**What the task requires**
Please give the data below again in full, exactly as it stands.

**Material**
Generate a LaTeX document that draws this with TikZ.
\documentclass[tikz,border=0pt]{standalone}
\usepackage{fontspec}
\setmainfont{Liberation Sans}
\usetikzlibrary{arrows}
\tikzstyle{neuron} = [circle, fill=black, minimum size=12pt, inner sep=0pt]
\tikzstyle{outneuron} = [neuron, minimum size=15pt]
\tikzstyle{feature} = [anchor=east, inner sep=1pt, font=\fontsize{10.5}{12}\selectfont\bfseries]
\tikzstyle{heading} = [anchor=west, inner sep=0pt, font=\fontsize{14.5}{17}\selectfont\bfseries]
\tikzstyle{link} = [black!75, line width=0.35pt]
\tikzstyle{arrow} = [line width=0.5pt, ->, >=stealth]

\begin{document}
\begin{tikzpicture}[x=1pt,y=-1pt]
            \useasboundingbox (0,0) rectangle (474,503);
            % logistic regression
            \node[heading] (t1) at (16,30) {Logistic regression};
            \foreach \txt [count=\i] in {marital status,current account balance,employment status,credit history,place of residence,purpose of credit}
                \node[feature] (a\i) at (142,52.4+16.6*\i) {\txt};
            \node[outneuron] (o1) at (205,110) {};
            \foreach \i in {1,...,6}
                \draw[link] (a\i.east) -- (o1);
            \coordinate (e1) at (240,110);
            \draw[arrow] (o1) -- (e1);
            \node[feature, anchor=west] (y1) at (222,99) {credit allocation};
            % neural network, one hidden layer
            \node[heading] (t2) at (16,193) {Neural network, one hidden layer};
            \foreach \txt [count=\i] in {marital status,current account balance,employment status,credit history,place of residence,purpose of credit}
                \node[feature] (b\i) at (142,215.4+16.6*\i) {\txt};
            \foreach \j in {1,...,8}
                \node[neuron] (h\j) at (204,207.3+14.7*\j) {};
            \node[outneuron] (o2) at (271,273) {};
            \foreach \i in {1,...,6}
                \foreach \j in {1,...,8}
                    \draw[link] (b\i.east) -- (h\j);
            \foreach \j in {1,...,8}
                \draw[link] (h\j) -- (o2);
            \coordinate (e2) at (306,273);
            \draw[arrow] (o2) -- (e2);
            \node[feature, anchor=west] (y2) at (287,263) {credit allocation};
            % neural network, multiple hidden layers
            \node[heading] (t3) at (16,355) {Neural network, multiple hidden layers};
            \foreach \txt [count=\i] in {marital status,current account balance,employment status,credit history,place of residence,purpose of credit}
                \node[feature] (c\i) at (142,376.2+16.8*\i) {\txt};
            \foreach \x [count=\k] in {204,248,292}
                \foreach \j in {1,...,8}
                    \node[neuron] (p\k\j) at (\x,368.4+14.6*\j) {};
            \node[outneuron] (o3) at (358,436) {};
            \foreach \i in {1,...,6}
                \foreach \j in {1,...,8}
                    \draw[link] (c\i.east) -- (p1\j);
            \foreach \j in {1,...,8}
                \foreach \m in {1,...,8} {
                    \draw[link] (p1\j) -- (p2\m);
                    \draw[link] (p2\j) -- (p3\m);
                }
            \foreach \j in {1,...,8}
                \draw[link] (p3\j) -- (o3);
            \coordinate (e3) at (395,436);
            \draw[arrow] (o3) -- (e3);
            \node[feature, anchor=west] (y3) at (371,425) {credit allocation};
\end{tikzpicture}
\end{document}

**Solution**
Generate a LaTeX document that draws this with TikZ.
\documentclass[tikz,border=0pt]{standalone}
\usepackage{fontspec}
\setmainfont{Liberation Sans}
\usetikzlibrary{arrows}
\tikzstyle{neuron} = [circle, fill=black, minimum size=12pt, inner sep=0pt]
\tikzstyle{outneuron} = [neuron, minimum size=15pt]
\tikzstyle{feature} = [anchor=east, inner sep=1pt, font=\fontsize{10.5}{12}\selectfont\bfseries]
\tikzstyle{heading} = [anchor=west, inner sep=0pt, font=\fontsize{14.5}{17}\selectfont\bfseries]
\tikzstyle{link} = [black!75, line width=0.35pt]
\tikzstyle{arrow} = [line width=0.5pt, ->, >=stealth]

\begin{document}
\begin{tikzpicture}[x=1pt,y=-1pt]
            \useasboundingbox (0,0) rectangle (474,503);
            % logistic regression
            \node[heading] (t1) at (16,30) {Logistic regression};
            \foreach \txt [count=\i] in {marital status,current account balance,employment status,credit history,place of residence,purpose of credit}
                \node[feature] (a\i) at (142,52.4+16.6*\i) {\txt};
            \node[outneuron] (o1) at (205,110) {};
            \foreach \i in {1,...,6}
                \draw[link] (a\i.east) -- (o1);
            \coordinate (e1) at (240,110);
            \draw[arrow] (o1) -- (e1);
            \node[feature, anchor=west] (y1) at (222,99) {credit allocation};
            % neural network, one hidden layer
            \node[heading] (t2) at (16,193) {Neural network, one hidden layer};
            \foreach \txt [count=\i] in {marital status,current account balance,employment status,credit history,place of residence,purpose of credit}
                \node[feature] (b\i) at (142,215.4+16.6*\i) {\txt};
            \foreach \j in {1,...,8}
                \node[neuron] (h\j) at (204,207.3+14.7*\j) {};
            \node[outneuron] (o2) at (271,273) {};
            \foreach \i in {1,...,6}
                \foreach \j in {1,...,8}
                    \draw[link] (b\i.east) -- (h\j);
            \foreach \j in {1,...,8}
                \draw[link] (h\j) -- (o2);
            \coordinate (e2) at (306,273);
            \draw[arrow] (o2) -- (e2);
            \node[feature, anchor=west] (y2) at (287,263) {credit allocation};
            % neural network, multiple hidden layers
            \node[heading] (t3) at (16,355) {Neural network, multiple hidden layers};
            \foreach \txt [count=\i] in {marital status,current account balance,employment status,credit history,place of residence,purpose of credit}
                \node[feature] (c\i) at (142,376.2+16.8*\i) {\txt};
            \foreach \x [count=\k] in {204,248,292}
                \foreach \j in {1,...,8}
                    \node[neuron] (p\k\j) at (\x,368.4+14.6*\j) {};
            \node[outneuron] (o3) at (358,436) {};
            \foreach \i in {1,...,6}
                \foreach \j in {1,...,8}
                    \draw[link] (c\i.east) -- (p1\j);
            \foreach \j in {1,...,8}
                \foreach \m in {1,...,8} {
                    \draw[link] (p1\j) -- (p2\m);
                    \draw[link] (p2\j) -- (p3\m);
                }
            \foreach \j in {1,...,8}
                \draw[link] (p3\j) -- (o3);
            \coordinate (e3) at (395,436);
            \draw[arrow] (o3) -- (e3);
            \node[feature, anchor=west] (y3) at (371,425) {credit allocation};
\end{tikzpicture}
\end{document}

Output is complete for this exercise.